Prove $L^p$ ($1\leqslant p\leq +\infty)$ Norms on $C[0,1]$ are Not Equivalent

Question

For $p<q$, using Holder inequality, I deduced that $$ \int_{[0,1]}|f|^p dx = \int_{[0,1]}|f|^p\cdot 1dx \leqslant\left(\int_{[0,1]}|f|^{p\cdot {q\over p} } dx\right)^{p\over q} \left(\int_{[0,1]}1^{ q\over q-p } dx\right)^{q-p\over q} =\left(\int_{[0,1]}|f|^q dx\right)^{p\over q}, $$ thus, $\Vert f\Vert_p\leqslant\Vert f\Vert_q$, which means $\Vert\cdot\Vert_p$ is weaker than $\Vert\cdot\Vert_q$.

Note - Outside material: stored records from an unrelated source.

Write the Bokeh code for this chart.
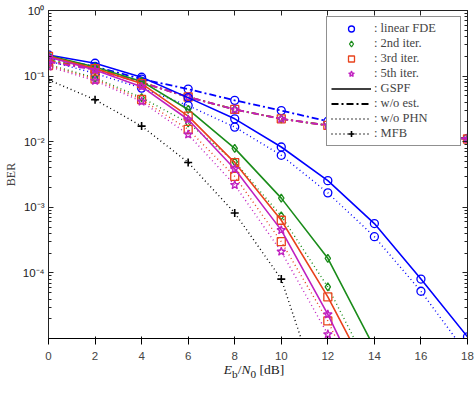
from bokeh.plotting import figure
from bokeh.layouts import column
from bokeh.models import (ColumnDataSource, Legend, LegendItem, FixedTicker,
                          LinearAxis, LogAxis, CustomJSTickFormatter, Div)
from bokeh.embed import file_html
from bokeh.resources import INLINE

# ---------------- data ----------------
snr = [0, 2, 4, 6, 8, 10, 12, 14, 16, 18]

lin_gspf = [0.21, 0.157, 0.096, 0.047, 0.0223, 0.0083, 0.00255, 5.65e-4, 8.05e-5, 1.06e-5]
lin_noest = [0.19, 0.14, 0.09, 0.0634, 0.0427, 0.0298, 0.0205, 0.016, 0.013, 0.0112]
lin_nophn = [0.17, 0.11, 0.0656, 0.0355, 0.0167, 0.0062, 0.00166, 3.56e-4, 5.25e-5, 5.7e-6]

it2_gspf = [0.205, 0.138, 0.083, 0.031, 0.0079, 0.00138, 1.67e-4, 7.2e-6]
it2_noest = [0.175, 0.13, 0.08, 0.048, 0.031, 0.0223, 0.0177, 0.0145, 0.0125, 0.011]
it2_nophn = [0.15, 0.094, 0.047, 0.0194, 0.00494, 7.4e-4, 6.1e-5, 2.5e-6]

it3_gspf = [0.2, 0.13, 0.077, 0.0245, 0.0048, 6.35e-4, 4.3e-5, 1.9e-6]
it3_noest = [0.17, 0.128, 0.08, 0.048, 0.031, 0.0223, 0.0177, 0.0145, 0.0125, 0.011]
it3_nophn = [0.145, 0.09, 0.044, 0.0154, 0.00297, 2.99e-4, 1.85e-5, 6e-7]

it5_gspf = [0.195, 0.124, 0.069, 0.0218, 0.00383, 4.49e-4, 2.33e-5, 8e-7]
it5_noest = [0.165, 0.125, 0.08, 0.048, 0.031, 0.0223, 0.0177, 0.0145, 0.0125, 0.011]
it5_nophn = [0.14, 0.085, 0.041, 0.0129, 0.00219, 2.11e-4, 1.16e-5, 3e-7]

mfb = [0.0877, 0.0437, 0.0173, 0.00483, 8.2e-4, 8.05e-5, 6e-7]

x_ticks = [0, 2, 4, 6, 8, 10, 12, 14, 16, 18]
y_ticks = [1e-4, 1e-3, 1e-2, 1e-1, 1.0]
y_tick_labels = ["10⁻⁴", "10⁻³", "10⁻²", "10⁻¹", "10⁰"]

series_names = [": linear FDE", ": 2nd iter.", ": 3rd iter.", ": 5th iter."]
style_names = [": GSPF", ": w/o est.", ": w/o PHN"]
mfb_name = ": MFB"
xlabel_html = "<i>E</i><sub>b</sub>/<i>N</i><sub>0</sub>&nbsp;[dB]"
ylabel = "BER"

# ---------------- styling ----------------
colors = ["#0000ff", "#1a8c1a", "#e8431c", "#c020c0"]
markers = ["circle", "diamond", "square", "star"]
msizes = [8, 8, 8, 9]
dashes = ["solid", "7 3 2 3", "1 3"]
lwidths = [1.6, 1.8, 1.4]

groups = [
    [lin_gspf, lin_noest, lin_nophn],
    [it2_gspf, it2_noest, it2_nophn],
    [it3_gspf, it3_noest, it3_nophn],
    [it5_gspf, it5_noest, it5_nophn],
]

p = figure(width=474, height=362, y_axis_type="log",
           x_range=(0, 18), y_range=(1e-5, 1),
           output_backend="svg", toolbar_location=None,
           min_border_left=45, min_border_right=7,
           min_border_top=10, min_border_bottom=21)
p.grid.visible = False
p.outline_line_color = "#222222"
p.background_fill_color = "white"
p.border_fill_color = "white"

marker_renderers = []
# draw order: dotted, dash-dot, solid
for s in [2, 1, 0]:
    for g in range(4):
        yv = groups[g][s]
        src = ColumnDataSource(dict(x=snr[:len(yv)], y=yv))
        p.line("x", "y", source=src, line_color=colors[g], line_width=lwidths[s],
               line_dash=dashes[s])
        r = p.scatter("x", "y", source=src, marker=markers[g], size=msizes[g],
                      line_color=colors[g], fill_color=None, line_width=1.3)
        if s == 0:
            marker_renderers.append(r)

msrc = ColumnDataSource(dict(x=snr[:len(mfb)], y=mfb))
mfb_line = p.line("x", "y", source=msrc, line_color="black", line_width=1.4, line_dash="1 3")
mfb_sc = p.scatter("x", "y", source=msrc, marker="cross", size=8,
                   line_color="black", line_width=1.6)

# legend-only black line samples (hidden renderers, shown only in the legend)
style_renderers = []
for s in range(3):
    ssrc = ColumnDataSource(dict(x=snr, y=groups[0][s]))
    rr = p.line("x", "y", source=ssrc, line_color="black",
                line_width=lwidths[s], line_dash=dashes[s])
    rr.visible = False
    style_renderers.append(rr)

items = [LegendItem(label=series_names[g], renderers=[marker_renderers[g]]) for g in range(4)]
items += [LegendItem(label=style_names[s], renderers=[style_renderers[s]]) for s in range(3)]
items.append(LegendItem(label=mfb_name, renderers=[mfb_line, mfb_sc]))

leg = Legend(items=items, location="top_right", margin=6, padding=4, spacing=0,
             glyph_width=40, glyph_height=15, label_height=15, label_width=82,
             label_standoff=3,
             label_text_font="Liberation Serif", label_text_font_size="12.5px",
             border_line_color="#222222", border_line_width=1,
             background_fill_color="white", background_fill_alpha=1.0,
             inactive_fill_alpha=0.0)
p.add_layout(leg)

# ---------------- axes ----------------
font_sans = "Liberation Sans"
xt = FixedTicker(ticks=x_ticks)
minor_y = [k * 10.0 ** d for d in range(-5, 0) for k in range(2, 10)]
yt = FixedTicker(ticks=y_ticks, minor_ticks=minor_y)

for ax in p.xaxis:
    ax.ticker = xt
    ax.major_label_text_font = font_sans
    ax.major_label_text_font_size = "11.5px"
    ax.major_label_standoff = 7
for ax in p.yaxis:
    ax.ticker = yt
    ax.major_label_overrides = {v: t for v, t in zip(y_ticks, y_tick_labels)}
    ax.major_label_text_font = font_sans
    ax.major_label_text_font_size = "11.5px"
    ax.major_label_standoff = 4
    ax.axis_label = ylabel
    ax.axis_label_text_font = "Liberation Serif"
    ax.axis_label_text_font_style = "normal"
    ax.axis_label_text_font_size = "12px"
    ax.axis_label_standoff = 2

blank = CustomJSTickFormatter(code="return '';")
top = LinearAxis(ticker=xt, formatter=blank)
right = LogAxis(ticker=yt, formatter=blank)
p.add_layout(top, "above")
p.add_layout(right, "right")
for ax in [top, right]:
    ax.major_label_standoff = 0

for ax in [p.xaxis[0], p.yaxis[0], top, right]:
    ax.axis_line_color = "#222222"
    ax.major_tick_line_color = "#222222"
    ax.minor_tick_line_color = "#222222"
    ax.major_tick_in = 5
    ax.major_tick_out = 0
    ax.minor_tick_in = 3
    ax.minor_tick_out = 0
    ax.major_label_text_color = "#222222"

# x-axis label (with subscripts) as real HTML text right under the plot
xlab = Div(text=xlabel_html, width=474, height=35, margin=(0, 0, 0, 0),
           styles={"font-family": "Liberation Serif", "font-size": "13.5px",
                   "color": "#222222", "text-align": "center",
                   "padding-left": "34px", "line-height": "15px",
                   "box-sizing": "border-box"})

layout = column(p, xlab, spacing=0)
open("out.html", "w").write(file_html(layout, INLINE))
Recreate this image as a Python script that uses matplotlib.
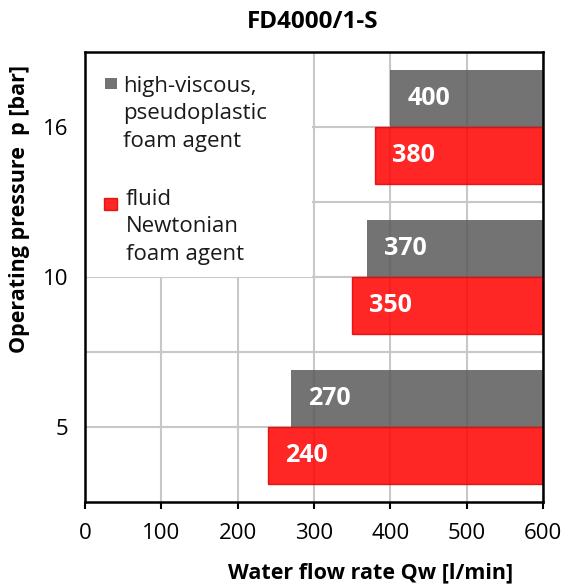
import matplotlib
matplotlib.use('Agg')
import matplotlib.pyplot as plt
from matplotlib.patches import Rectangle

# ---- data ----
pressure_labels = ['5', '10', '16']
high_viscous = [270, 370, 400]
fluid_newtonian = [240, 350, 380]
x_ticks = [0, 100, 200, 300, 400, 500, 600]
series_labels = ['high-viscous,\npseudoplastic\nfoam agent',
                 'fluid\nNewtonian\nfoam agent']
title = 'FD4000/1-S'
x_label = 'Water flow rate Qw [l/min]'
y_label = 'Operating pressure  p [bar]'

plt.rcParams['font.family'] = ['Open Sans', 'DejaVu Sans']

W, H = 568, 585
fig = plt.figure(figsize=(W / 100, H / 100), dpi=100)
ax = fig.add_axes([85 / W, 1 - 502 / H, 458 / W, 450 / H])

xmax = 600
ypos = list(range(len(pressure_labels)))
bh = 0.38
gray = '#5a5a5a'
red = '#ff0000'

ax.barh(ypos, [xmax - v for v in high_viscous], left=high_viscous, height=bh,
        align='edge', color=gray, alpha=0.85, zorder=3, linewidth=0)
ax.barh(ypos, [xmax - v for v in fluid_newtonian], left=fluid_newtonian, height=-bh,
        align='edge', color=red, alpha=0.85, edgecolor='#e00000', linewidth=1, zorder=3)

for y, v in zip(ypos, high_viscous):
    ax.text(v + 50, y + bh / 2, str(v), color='white', fontweight='bold',
            fontsize=18, ha='center', va='center', zorder=5)
for y, v in zip(ypos, fluid_newtonian):
    ax.text(v + 50, y - bh / 2, str(v), color='white', fontweight='bold',
            fontsize=18, ha='center', va='center', zorder=5)

ax.set_xlim(0, xmax)
ax.set_ylim(-0.5, 2.5)
ax.set_xticks(x_ticks)
ax.set_xticklabels([str(t) for t in x_ticks])
ax.set_yticks(ypos)
ax.set_yticklabels(pressure_labels)
ax.set_yticks([0.5, 1.5], minor=True)
ax.set_axisbelow(True)
ax.grid(which='both', color='#c8c8c8', linewidth=1.5)
ax.tick_params(axis='y', which='both', length=0, pad=12, labelsize=16)
ax.tick_params(axis='x', direction='out', length=5, width=1.5, pad=10,
               labelsize=16, color='black')
for s in ax.spines.values():
    s.set_linewidth(1.8)
    s.set_color('black')
    s.set_zorder(6)

# white legend box over grid
ax.add_patch(Rectangle((0, 1), 297, 1.6, facecolor='white', edgecolor='none', zorder=2))

def fx(px):
    return (px - 85) / 458

def fy(py):
    return 1 - (py - 52) / 450

ax.add_patch(Rectangle((fx(105), fy(89)), 12 / 458, 11 / 450, transform=ax.transAxes,
                       facecolor=gray, alpha=0.85, edgecolor='none', zorder=4))
ax.add_patch(Rectangle((fx(104), fy(210)), 13 / 458, 12 / 450, transform=ax.transAxes,
                       facecolor=red, alpha=0.85, edgecolor='#e00000', lw=1, zorder=4))
ax.text(fx(123), fy(114), series_labels[0], transform=ax.transAxes, fontsize=16,
        ha='left', va='center', linespacing=1.38, color='#1a1a1a', zorder=4)
ax.text(fx(126), fy(227), series_labels[1], transform=ax.transAxes, fontsize=16,
        ha='left', va='center', linespacing=1.38, color='#1a1a1a', zorder=4)

fig.text(313 / W, 1 - 22 / H, title, ha='center', va='center', fontsize=17.5,
         fontweight='bold')
ax.set_xlabel(x_label, fontsize=15.5, fontweight='bold')
ax.xaxis.set_label_coords(fx(371), fy(573))
ax.xaxis.label.set_va('center')
ax.set_ylabel(y_label, fontsize=15.5, fontweight='bold')
ax.yaxis.set_label_coords(fx(20), fy(209))
ax.yaxis.label.set_va('center')

fig.savefig('out.png', dpi=100)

I wish to figure out (1) Whether my deduction was correct? (2) How to further show that these two norms are not equivalent? Note that the space is $C[0,1]$.

Answer 1

Hint:- Do you know that $C[0,1]$ is dense in $L^{p}$ ? . Now do you see the problem?. $L^{p}$ is not equal to $L^{q}$ if $p\neq q $. But if norms are equivalent then what can you conclude using the density of $C[0,1]$?